In the fall, I frequently teach a survey of American literature to the Civil War, and I end with one of the great wordsmiths of the nineteenth century: Abraham Lincoln. After the frantic gait of Emily Dickinson’s psychic drama and the spasmodic ecstasy of Walt Whitman, Lincoln gives the course a badly-needed sense of gravitas. Lincoln may have written speeches to save a nation, but they have also rescued my flailing syllabus on more than one occasion.
The Lincoln that I give my students is the Lincoln whom I acquired via Gary Wills, Harry V. Jaffa, and probably a host of other historians whose hagiography I have come to accept as my own. This is a Lincoln who shapes a secular creed for the United States, who canonizes the proclamation of equality in the Declaration of Independence as its central scripture, and who, in doing so, adds his own words to its gospel.
The genius, of Lincoln, I tell my students, was to look backward to the ideals of the Founding even while he ignored their failings. Motivated by a belief that the Union had an almost transcendent, divine power, Lincoln sought to craft a history that he believed could carry the nation into the future as a reunited whole. His most brilliant rhetoric—the dedication of the Gettysburg Cemetery and his second inaugural address—calls upon Americans to attend to the “unfinished work” of this enterprise, and suggest that those who have died in the Civil War demand nothing less. This entreaty to “finish the work we are in” plays well as the closing act of the semester. It is, if I may say so, a pretty good lecture.
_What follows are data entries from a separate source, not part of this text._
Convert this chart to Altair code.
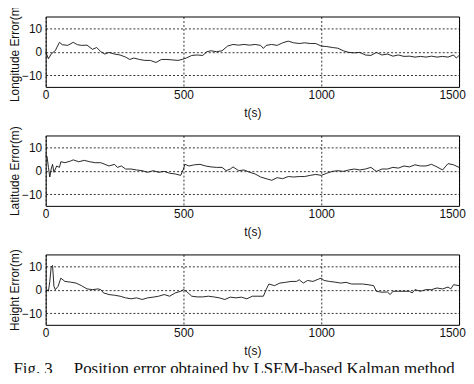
import altair as alt
import pandas as pd

# Longitude error (m)
lon_t = [0, 10, 20, 35, 50, 60, 80, 100, 115, 130, 150, 170, 185, 200, 215, 230, 250, 270, 290, 305,
         320, 340, 360, 380, 400, 420, 440, 460, 480, 495, 510, 530, 550, 570, 585, 600, 620, 640, 660,
         680, 700, 720, 740, 760, 780, 790, 800, 820, 840, 860, 880, 900, 920, 940, 960, 980, 1000,
         1020, 1040, 1060, 1080, 1100, 1120, 1140, 1160, 1180, 1200, 1220, 1240, 1260, 1280, 1300,
         1320, 1340, 1360, 1380, 1400, 1420, 1440, 1460, 1480, 1490, 1500]
lon_v = [0, -3, -1, 0.5, 4, 3, 2.7, 4, 3, 2.7, 2.8, 1, 1.8, 0, -1, -0.3, -1, -1.4, -2.3, -3.3,
         -2.7, -3.3, -3.7, -3.7, -4.6, -3.3, -3.3, -3.5, -3.7, -3.3, -2.7, -1.6, -1.4, -1.6, 0, 0.4, 0, 0.4, 2.4,
         3.1, 2.8, 3.1, 2.8, 3.1, 2.7, 1.4, 2.7, 3.1, 2.7, 3.8, 4.5, 3.8, 3.5, 3.8, 3.5, 3.5, 2.4,
         2.2, 1.8, 1.5, 0.4, -0.3, -0.5, -0.3, -1.4, -1.6, -0.3, -1.4, -1, -1.9, -1.4, -2,
         -1.9, -2.3, -2, -2.3, -1.9, -2.3, -2, -2.3, -1.4, -2.7, -1.6]

# Latitude error (m)
lat_t = [0, 5, 10, 15, 20, 25, 30, 40, 50, 55, 70, 90, 100, 120, 140, 160, 180, 200, 215, 230, 250,
         260, 275, 290, 310, 330, 350, 370, 390, 410, 430, 450, 470, 490, 500, 505, 520, 540, 560, 580,
         600, 620, 640, 655, 670, 680, 700, 720, 740, 760, 780, 800, 820, 840, 860, 880, 900, 920, 940,
         960, 980, 1000, 1020, 1040, 1060, 1080, 1100, 1120, 1140, 1160, 1180, 1200, 1220, 1240, 1260,
         1280, 1300, 1320, 1340, 1360, 1380, 1400, 1420, 1440, 1460, 1480, 1500]
lat_v = [6.8, 6, 1.4, -2.7, 0.7, 2.7, -0.7, 2, 1.4, 3.8, 3.4, 4.1, 4.6, 3.8, 4.4, 3.8, 3.4, 3.4, 2.7, 2, 2.7,
         1.4, 2, 0.7, 0.7, 0.3, 0, -0.7, 0, -0.7, -0.3, -1.1, -1.4, -2, 0.7, 2.7, 2, 2.5, 2.7, 2,
         1.6, 1.4, 1.4, 0, 0.7, 1.6, 0, 0.3, -0.7, -1.4, -2.7, -3.4, -4.1, -3, -3.4, -2.5, -2.7, -2.5, -2.5,
         -2, -1.6, -2, -1.1, -0.3, 0, -0.3, 0.3, 0.7, 0.3, 0.7, 1.4, -0.3, 0.7, 0.7, 1.4,
         1.1, 2, 1.6, 2.5, 2, 2, 2.7, 1.6, 0.3, 3, 2.5, 1.4]

# Height error (m)
hgt_t = [0, 5, 10, 15, 20, 25, 30, 35, 45, 55, 70, 90, 110, 130, 150, 170, 190, 200, 210, 230, 250,
         270, 290, 310, 330, 350, 370, 390, 410, 430, 450, 470, 490, 500, 510, 530, 550, 570, 590, 610,
         630, 650, 670, 690, 710, 730, 750, 770, 790, 800, 810, 830, 850, 870, 890, 910, 920, 935, 950,
         970, 990, 1000, 1010, 1030, 1050, 1070, 1090, 1110, 1130, 1150, 1170, 1190, 1200, 1220, 1240,
         1250, 1260, 1280, 1300, 1320, 1330, 1340, 1360, 1380, 1400, 1420, 1440, 1460, 1470, 1480, 1500]
hgt_v = [-0.7, 0, -0.7, 3.5, 9.6, 10.3, 1.4, 0, 1.4, 4.9, 3.5, 3.2, 2.8, 1.7, 0.3, 0, 0.3, 0, -1.4, -2.1, -2.4,
         -2.8, -3.5, -3.9, -3.5, -4.2, -3.5, -3.2, -2.8, -2.1, -2.8, -1.4, -0.7, 0, -0.7, -2.8, -3.1, -3.1, -2.8, -3.1,
         -3.5, -4.2, -3.2, -3.5, -3.2, -3.9, -2.8, -2.8, -2.8, 0, 2.4, 1.7, 2.8, 3.1, 3.5, 3.5, 4.2, 2.8, 3.9,
         3.5, 4.5, 4.9, 3.9, 3.5, 3.2, 2.8, 3.1, 2.4, 2.4, 2.4, 2.1, 1.7, -0.7, -1.1, -1,
         -2.1, -0.7, -0.7, -0.7, -0.7, -1.4, 0, -0.7, 0, 0, 0.7, 0.3, 1.1, 0.3, 2.1, 1.7]

x_ticks = [0, 500, 1000, 1500]
y_ticks = [-10, 0, 10]
caption = ["Fig.\u00a03\u00a0\u00a0\u00a0\u00a0\u00a0Position error obtained by LSEM-based Kalman method"]

FONT = "Liberation Sans"


def panel(ts, vs, ytitle):
    df = pd.DataFrame({"t": ts, "v": vs})
    return alt.Chart(df).mark_line(color="#111111", strokeWidth=0.9).encode(
        x=alt.X("t:Q", scale=alt.Scale(domain=[0, 1500], nice=False),
                axis=alt.Axis(values=x_ticks, title="t(s)", format="d",
                              labelOffset={"condition": {"test": "datum.value == 1500", "value": -7},
                                           "value": 0})),
        y=alt.Y("v:Q", scale=alt.Scale(domain=[-15, 15], nice=False),
                axis=alt.Axis(values=y_ticks, title=ytitle, format="d")),
    ).properties(width=417, height=71)


cap = alt.Chart(pd.DataFrame({"c": caption})).mark_text(
    font="Liberation Serif", fontSize=17, color="#111111", align="center", baseline="top"
).encode(text="c:N", x=alt.value(190), y=alt.value(108))

bottom = alt.layer(panel(hgt_t, hgt_v, "Height Error(m)"), cap)

chart = alt.vconcat(
    panel(lon_t, lon_v, "Longitude Error(m)"),
    panel(lat_t, lat_v, "Latitude Error(m)"),
    bottom,
    spacing=49,
    bounds="flush",
).properties(
    padding={"top": -9, "left": 0, "right": 0, "bottom": -7},
).configure_view(
    stroke="black", strokeWidth=1
).configure_axis(
    labelFont=FONT, titleFont=FONT, labelFontSize=12, titleFontSize=12,
    titleFontWeight="normal", labelColor="#111111", titleColor="#111111",
    domain=False, ticks=False, tickSize=0, labelPadding=3,
    grid=True, gridColor="black", gridDash=[2, 2], gridWidth=0.8, gridOpacity=1,
).configure_axisX(
    titlePadding=7, labelFlush=False,
).configure_axisY(
    titlePadding=0, labelPadding=4,
)

chart.save("out.html", embed_options={"renderer": "svg", "actions": False})
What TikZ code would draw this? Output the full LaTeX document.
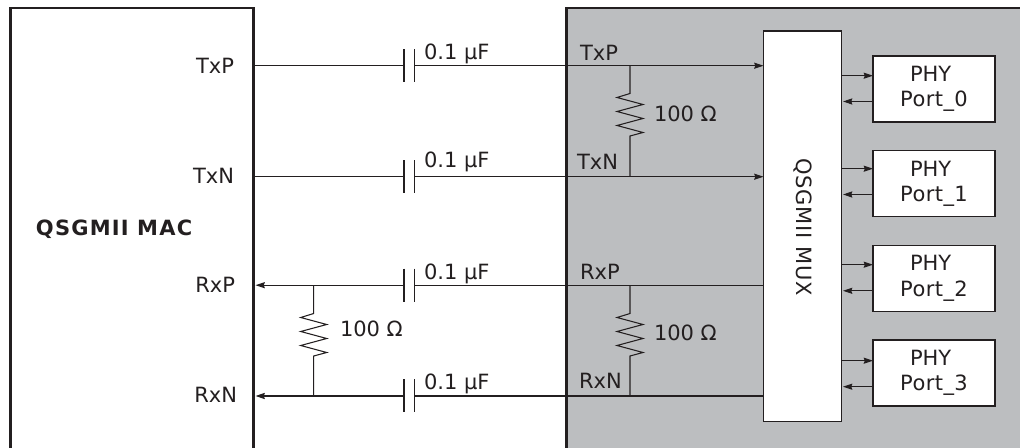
\documentclass[tikz,border=0pt]{standalone}
\usepackage{fontspec}
\setmainfont{DejaVu Sans}
\usetikzlibrary{arrows.meta}
\definecolor{ink}{HTML}{231F20}
\definecolor{panel}{HTML}{BCBEC0}
\newcommand{\wideport}[1]{{\addfontfeature{LetterSpace=2}#1}}
\tikzset{
  x=0.75pt,y=-0.75pt,
  every node/.style={font=\fontsize{15.75pt}{19.2pt}\selectfont,text=ink,inner sep=0pt,outer sep=0pt},
  edge/.style={draw=ink,line width=0.8pt},
  plate/.style={draw=ink,line width=0.9pt},
  frame/.style={draw=ink,line width=2pt},
  sig/.style={edge,-{Stealth[length=7pt,width=4.6pt,inset=0.8pt]}},
  whitebox/.style={draw=ink,line width=0.9pt,fill=white,anchor=north west},
  phybox/.style={whitebox,minimum width=91.5pt,minimum height=49.5pt,align=center},
  lab/.style={anchor=base west},
  labr/.style={anchor=base east},
}
\newcommand{\capacitor}[4]{% name, x, y, unused
  \coordinate (#1a) at (#2,#3);
  \coordinate (#1b) at (#2+10.5,#3);
  \draw[plate] (#2,#3-16.5) -- (#2,#3+16.5);
  \draw[plate] (#2+10.5,#3-16.5) -- (#2+10.5,#3+16.5);
}
\newcommand{\resistor}[3]{% top junction, bottom junction, top of zigzag
  \draw[edge,line join=miter] (#1) -- (#3)
    -- ++(-13,4) -- ++(26,7) -- ++(-26,7) -- ++(26,7) -- ++(-26,7) -- ++(26,7) -- ++(-13,3.5)
    -- (#2);
}
\begin{document}
\begin{tikzpicture}
\useasboundingbox (0,0) rectangle (1020,448);
% panels
\fill[panel] (566.7,8) rectangle (1020,448);
\draw[frame] (10.7,448) -- (10.7,8) -- (253.2,8) -- (253.2,448);
\draw[frame] (566.7,448) -- (566.7,8) -- (1020,8);
% end points on the MAC frame
\coordinate (mtxp) at (254,65.7);
\coordinate (mtxn) at (254,176.7);
\coordinate (mrxp) at (255.5,285.2);
\coordinate (mrxn) at (255.5,396);
% blocks
\node[whitebox,minimum width=58.5pt,minimum height=293pt] (mux) at (763.5,31) {};
\node[rotate=-90] (muxt) at (803,227) {\addfontfeature{LetterSpace=3.8}QSGMII MUX};
\node[phybox] (phy0) at (873,56) {PHY\hspace*{5pt}\\\wideport{Port\_0}};
\node[phybox] (phy1) at (873,150.7) {PHY\hspace*{5pt}\\\wideport{Port\_1}};
\node[phybox] (phy2) at (873,245.5) {PHY\hspace*{5pt}\\\wideport{Port\_2}};
\node[phybox] (phy3) at (873,340) {PHY\hspace*{5pt}\\\wideport{Port\_3}};
% capacitors
\capacitor{c1}{404}{65.7}{}
\capacitor{c2}{404}{176.7}{}
\capacitor{c3}{404}{285.2}{}
\capacitor{c4}{404}{396}{}
% signal lines
\draw[edge] (mtxp) -- (c1a);
\draw[edge] (mtxn) -- (c2a);
\draw[sig] (c1b) -- (mux.west |- c1b);
\draw[sig] (c2b) -- (mux.west |- c2b);
\draw[edge] (c3b) -- (mux.west |- c3b);
\draw[edge] (c4b) -- (mux.west |- c4b);
\draw[sig] (c3a) -- (mrxp);
\draw[sig] (c4a) -- (mrxn);
% resistors
\coordinate (jt1) at (630,65.7); \coordinate (jt2) at (630,176.7);
\coordinate (jr1) at (630,285.2);  \coordinate (jr2) at (630,396);
\coordinate (jm1) at (313.7,285.2); \coordinate (jm2) at (313.7,396);
\coordinate (zt) at (630,93.5); \coordinate (zr) at (630,313.5); \coordinate (zm) at (313.7,313.5);
\resistor{jt1}{jt2}{zt}
\resistor{jr1}{jr2}{zr}
\resistor{jm1}{jm2}{zm}
% MUX <-> PHY arrows
\foreach \n/\o/\i in {0/75.7/101.5,1/168.7/194.5,2/264.7/290.8,3/360.7/386.7}{
  \coordinate (po\n) at (841.5,\o);
  \coordinate (pi\n) at (843,\i);
  \draw[sig] (po\n) -- (phy\n.west |- po\n);
  \draw[sig] (phy\n.west |- pi\n) -- (pi\n);
}
% labels
\node[labr] (ltxp) at (234,74) {TxP};
\node[labr] (ltxn) at (234,184) {TxN};
\node[labr] (lrxp) at (235,292.7) {RxP};
\node[labr] (lrxn) at (237,402.5) {RxN};
\node[anchor=base west,font=\fontsize{15.75pt}{19.2pt}\bfseries\addfontfeature{LetterSpace=5.7}] (macl) at (36,236) {QSGMII MAC};
\node[lab] (rtxp) at (580,61) {TxP};
\node[lab] (rtxn) at (577,170) {TxN};
\node[lab] (rrxp) at (580,280) {RxP};
\node[lab] (rrxn) at (579,389) {RxN};
\node[lab] (uf1) at (424,60) {0.1 µF};
\node[lab] (uf2) at (424,168) {0.1 µF};
\node[lab] (uf3) at (424,280) {0.1 µF};
\node[lab] (uf4) at (424,389.3) {0.1 µF};
\node[lab] (r1) at (654,122) {100 Ω};
\node[lab] (r2) at (340,336.7) {100 Ω};
\node[lab] (r3) at (654,341) {100 Ω};
\end{tikzpicture}
\end{document}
I have been thinking about the Lincoln-of-the-secular-creed during this last week, the bicentennial of his birth. The United States may need a reenactment of the New Deal, but America is also in a moment of Lincoln-mania cultivated, with great skill, by our president. I’m still working my way through all of the Obama-Lincoln articles in the popular media—and I am waiting for the scholarly presses to begin churning out articles and books on the phenomenon. If only I had been prescient enough to record my own fine oratory, I might be able to document that I noted an affinity while teaching the Lincoln class years ago, after the 2004 Democratic convention but before Obama began his improbable presidential run. The press loved Barack Obama, I simply said, because he understood something that Lincoln understood—and that too many politicians from all political persuasions had forgotten: the English language can be a beautiful thing.
Of course, the affinity is deeper. Obama would recognize the Lincoln of my lecture, who had an abiding faith in the progress of humanity, the spread of equality, and the ability of Americans to work toward a common purpose. Surely, this is the mantle that Obama hopes to claim. Our President should also understand, though, that Lincoln did not always speak the truth directly, that his rhetoric sometimes outstripped the reality of the divided nation in which he lived.
Lincoln, after all, was widely reviled during his own presidency, and even for decades afterward his legacy in the United States was deeply divisive. As Barry Schwartz—a sociologist who has studied the evolution of Lincoln’s image over time—has shown, it was not until the centenary of his birth, some one hundred years ago, that the sixteenth president was fully embraced by the nation he labored to save.
So when Lincoln claimed, in his second inaugural, that both sides in the US Civil War “read the same Bible and pray to the same God,” he was hardly speaking the truth, particularly on the latter count. As he noted, many were praying to a God that allowed them to wring “their bread from the sweat of other men’s faces.” Many other Americans were praying to a God that they believed would deliver them from the hell of that slavery. The prayers would change after Lincoln’s death, but the divisions would remain long after. One way of understanding the Civil Rights Movement of the twentieth century is to consider that it was nothing less than a continuation of a long theological struggle over whose God would prevail.
Is that struggle over? Speaking in the rotunda of the US Capitol on Thursday, as part of the celebration of Lincoln’s bicentennial, President Obama seemed to recall the words of that second inagural. He asked that Americans remember that they are debating the issues of our time “as servants to the same flag, as representatives of the same people, and as stakeholders in a common future.” This is easier to compass than the possibility that we might be reading the same scripture and praying to the same God.
However, I hope that President Obama can imagine that we may not, in fact, be servants to the same flag—or at least servants who agree on what that flag may mean. No matter what he said publicly, Lincoln seemed to understand that possibility, and he was ready for the deep struggle that his own creed of justice demanded. That struggle cost him not only his life, but also his national reputation for the following half-century. Let the cost of the battle be much less dear for our current president, but let him be equally prepared for the fight.